Judicial Review of Termination Decision
In evaluating the legitimacy of Maida's decision to terminate, the court noted that it would conduct minimal judicial review to ensure that he did not act capriciously in his determination. The court recognized that Maida had considered the opinions of his staff, who had expressed concerns regarding the transaction's potential impact on the adjacent property. The court found that Maida's decision was informed and reasonable, based on the evidence presented regarding the possible zoning and compatibility issues that could arise from the proposed development. R HSC's argument that Maida's decision was not based on a thorough analysis was dismissed, as the court concluded that the nature of the discretion allowed under the agreement did not require an extensive inquiry into the wisdom of that decision. Therefore, the court affirmed that Maida's termination was based on legitimate concerns and thus justified.
Authority of the Archbishop to Terminate
The court also addressed R HSC's contention that Maida lacked the authority to terminate the agreement. It clarified that under Michigan law, the Archbishop of the Archdiocese of Detroit is recognized as the title owner of the property and has the authority to contract on behalf of the Archdiocese. The relevant statute, M.C.L.A. § 458.2, grants the Archbishop powers to enter into lawful contracts regarding property management and conveyance. The court concluded that whether Maida needed to consult with the Vatican before executing the termination was irrelevant to his statutory authority as title holder. As such, Maida was deemed a proper party in the action to quiet title, and R HSC's argument was found to be without merit. The court thus confirmed that Maida had the legal standing to terminate the agreement.
Jurisdictional Amount in Controversy
Finally, the court considered R HSC's argument regarding the lack of subject matter jurisdiction due to the amount in controversy. The court noted that the value of the property at issue in the agreement was stated to be $5,500,000, which clearly exceeded the $50,000 threshold required for federal jurisdiction.
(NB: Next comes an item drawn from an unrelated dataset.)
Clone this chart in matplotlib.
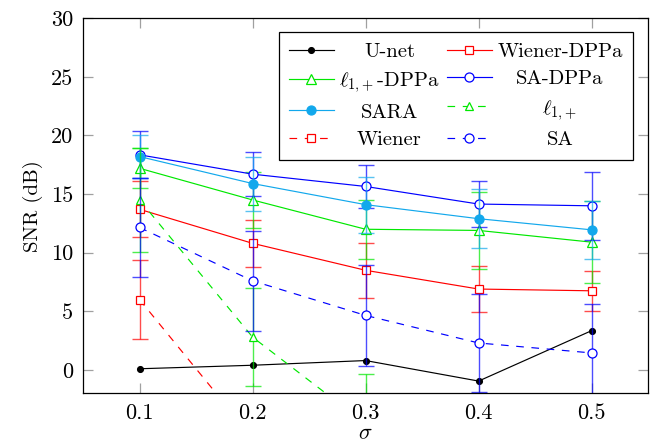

The court found that the ownership dispute over this parcel of land met the jurisdictional requirements, and thus it possessed the authority to adjudicate the matter. R HSC's claims regarding jurisdiction were dismissed as unfounded, reinforcing the court's capacity to hear the case based on the significant value of the property involved. Accordingly, the court asserted that it had proper jurisdiction over the dispute, further solidifying its ruling in favor of Maida.